┏━━

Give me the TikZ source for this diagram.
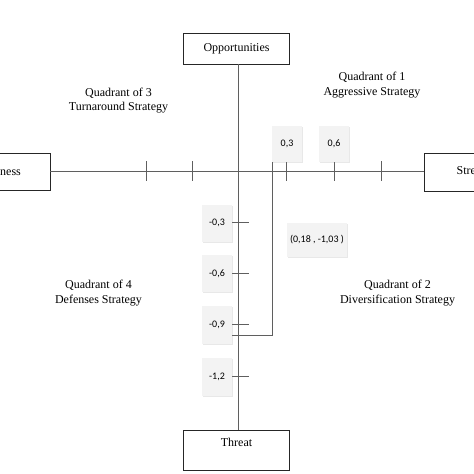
\documentclass[tikz,border=0pt]{standalone}
\usepackage{fontspec}
\setmainfont{Liberation Serif}
\newfontfamily\chipfont{Carlito}
\usetikzlibrary{calc,positioning,shadows}
\definecolor{axGray}{RGB}{95,95,95}
\definecolor{chipFill}{RGB}{243,243,243}
\tikzset{
  sidebox/.style={draw=black!85, line width=0.8pt, minimum width=106pt,
    minimum height=31pt, inner sep=0pt, font=\fontsize{12}{14}\selectfont},
  chip/.style={fill=chipFill, inner sep=0pt, minimum width=30pt, minimum height=36pt,
    drop shadow={opacity=0.18, shadow xshift=1.2pt, shadow yshift=-1.2pt},
    font=\chipfont\fontsize{10}{12}\selectfont},
  quad/.style={align=center, font=\fontsize{12}{14.5}\selectfont},
  axis/.style={draw=axGray, line width=0.9pt},
  tick/.style={draw=axGray, line width=0.8pt},
}
\begin{document}
\begin{tikzpicture}[x=1pt,y=-1pt]
  \useasboundingbox (0,0) rectangle (474,474);
  \coordinate (ctr) at (238,170);
  % boxes at the four ends
  \node[sidebox] (opp) at (236.5,48.5) {Opportunities};
  \node[sidebox, minimum height=40pt] (thr) at (236.5,450) {};
  \node[font=\fontsize{12}{14}\selectfont] (thrtxt) at ($(thr.north)+(0,13)$) {Threat};
  \node[sidebox, minimum height=37pt] (weak) at (-3,171.5) {Weakness};
  \node[sidebox, minimum height=38pt] (str) at (477,172) {Strength};
  % axes
  \draw[axis] (weak.east) -- (str.west |- weak.east);
  \draw[axis] (opp.south -| ctr) -- (thr.north -| ctr);
  \foreach \x in {146,192,286,334,381}
    \draw[tick] (\x,161) -- (\x,181);
  \foreach \y in {222,273,324,376}
    \draw[tick] (232,\y) -- (249,\y);
  % point
  \coordinate (ptTop) at (272,162);
  \coordinate (pt) at (272,335);
  \coordinate (ptEnd) at (229,335);
  \draw[tick] (ptTop) -- (pt) -- (ptEnd);
  % value chips
  \node[chip] (cx1) at (287,144) {0,3};
  \node[chip] (cx2) at (334,144) {0,6};
  \node[chip, minimum height=37pt] (cy1) at (217,223) {-0,3};
  \node[chip, minimum height=37pt] (cy2) at (217,273.5) {-0,6};
  \node[chip, minimum height=38pt] (cy3) at (217,324.5) {-0,9};
  \node[chip, minimum height=38pt] (cy4) at (217,377) {-1,2};
  \node[chip, minimum width=60pt, minimum height=34pt] (cpt) at (317,240) {(0,18 , -1,03 )};
  % quadrant names
  \node[quad] (q1) at (372,85) {Quadrant of 1\\Aggressive Strategy};
  \node[quad] (q3) at (118.5,100.5) {Quadrant of 3\\Turnaround Strategy};
  \node[quad] (q4) at (98.5,293) {Quadrant of 4\\Defenses Strategy};
  \node[quad] (q2) at (397.5,293) {Quadrant of 2\\Diversification Strategy};
\end{tikzpicture}
\end{document}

┗━━

**Work instructions:**
Send back the data above word for word, with the pictures left out.

**Finished answer:**
Give me the TikZ source for this diagram.
\documentclass[tikz,border=0pt]{standalone}
\usepackage{fontspec}
\setmainfont{Liberation Serif}
\newfontfamily\chipfont{Carlito}
\usetikzlibrary{calc,positioning,shadows}
\definecolor{axGray}{RGB}{95,95,95}
\definecolor{chipFill}{RGB}{243,243,243}
\tikzset{
  sidebox/.style={draw=black!85, line width=0.8pt, minimum width=106pt,
    minimum height=31pt, inner sep=0pt, font=\fontsize{12}{14}\selectfont},
  chip/.style={fill=chipFill, inner sep=0pt, minimum width=30pt, minimum height=36pt,
    drop shadow={opacity=0.18, shadow xshift=1.2pt, shadow yshift=-1.2pt},
    font=\chipfont\fontsize{10}{12}\selectfont},
  quad/.style={align=center, font=\fontsize{12}{14.5}\selectfont},
  axis/.style={draw=axGray, line width=0.9pt},
  tick/.style={draw=axGray, line width=0.8pt},
}
\begin{document}
\begin{tikzpicture}[x=1pt,y=-1pt]
  \useasboundingbox (0,0) rectangle (474,474);
  \coordinate (ctr) at (238,170);
  % boxes at the four ends
  \node[sidebox] (opp) at (236.5,48.5) {Opportunities};
  \node[sidebox, minimum height=40pt] (thr) at (236.5,450) {};
  \node[font=\fontsize{12}{14}\selectfont] (thrtxt) at ($(thr.north)+(0,13)$) {Threat};
  \node[sidebox, minimum height=37pt] (weak) at (-3,171.5) {Weakness};
  \node[sidebox, minimum height=38pt] (str) at (477,172) {Strength};
  % axes
  \draw[axis] (weak.east) -- (str.west |- weak.east);
  \draw[axis] (opp.south -| ctr) -- (thr.north -| ctr);
  \foreach \x in {146,192,286,334,381}
    \draw[tick] (\x,161) -- (\x,181);
  \foreach \y in {222,273,324,376}
    \draw[tick] (232,\y) -- (249,\y);
  % point
  \coordinate (ptTop) at (272,162);
  \coordinate (pt) at (272,335);
  \coordinate (ptEnd) at (229,335);
  \draw[tick] (ptTop) -- (pt) -- (ptEnd);
  % value chips
  \node[chip] (cx1) at (287,144) {0,3};
  \node[chip] (cx2) at (334,144) {0,6};
  \node[chip, minimum height=37pt] (cy1) at (217,223) {-0,3};
  \node[chip, minimum height=37pt] (cy2) at (217,273.5) {-0,6};
  \node[chip, minimum height=38pt] (cy3) at (217,324.5) {-0,9};
  \node[chip, minimum height=38pt] (cy4) at (217,377) {-1,2};
  \node[chip, minimum width=60pt, minimum height=34pt] (cpt) at (317,240) {(0,18 , -1,03 )};
  % quadrant names
  \node[quad] (q1) at (372,85) {Quadrant of 1\\Aggressive Strategy};
  \node[quad] (q3) at (118.5,100.5) {Quadrant of 3\\Turnaround Strategy};
  \node[quad] (q4) at (98.5,293) {Quadrant of 4\\Defenses Strategy};
  \node[quad] (q2) at (397.5,293) {Quadrant of 2\\Diversification Strategy};
\end{tikzpicture}
\end{document}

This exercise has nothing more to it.